Why did you ring 999? We really don’t care about burglaries any more...
TWO major – and increasingly ridiculous – TV police dramas, first Broadchurch and now Line Of Duty, focus on sex offences. They don’t seem to be interested in any other crimes, and these don’t seem to happen anywhere near the officers involved. You’d think the police have entirely given up bothering with what we used to think of as normal crime.
And now it turns out that this is very nearly what has happened. As well as ignoring great numbers of crimes, so they never even appear in the figures, the police have begun ignoring many of the crimes that they have recorded.
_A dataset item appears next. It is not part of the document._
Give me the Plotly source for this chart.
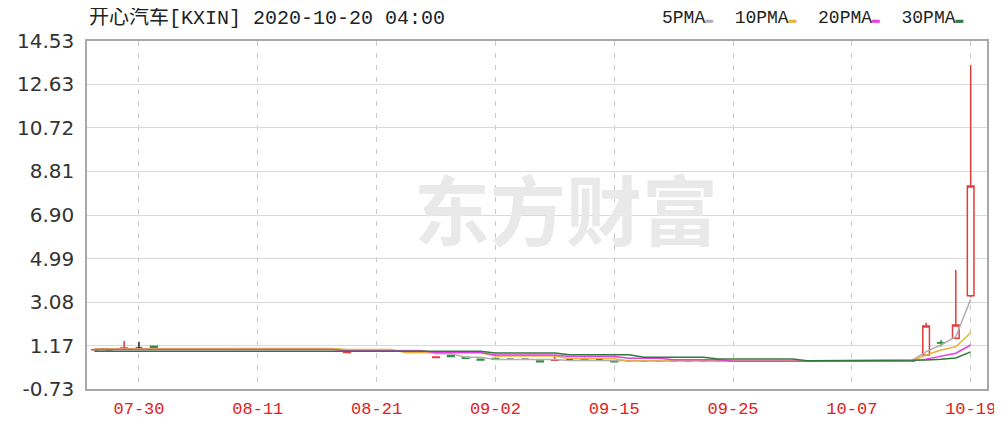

Last year Greater Manchester Police did not investigate 57 per cent of domestic burglary reports. London’s ultra-politically correct Metropolitan Police dropped 49 per cent of burglary cases after ‘preliminary review’. The Greater Manchester ‘service’ admitted it had ‘screened out’ 111,445 crimes, 45 per cent of the total reported last year. Criminal damage, shoplifting and arson cases were also left uninvestigated in large numbers. Likewise, one in three ‘public order’ offences, the sort that can make life an utter misery, was dropped.
Nationally, Freedom of Information requests have found that just five per cent of the 2.1 million burglaries, yes 2.1 million, reported in Britain over the past six years have resulted in a suspect being charged. I wonder how many of those were convicted, and what then happened to them (not much has to be the best guess). No wonder many people no longer bother to report crime.
Perhaps we could have a police drama about an old-fashioned copper who tries to serve the people of his area by seeking to prevent crime from happening. Except that it would last only one episode before he was sent off on a diversity training course.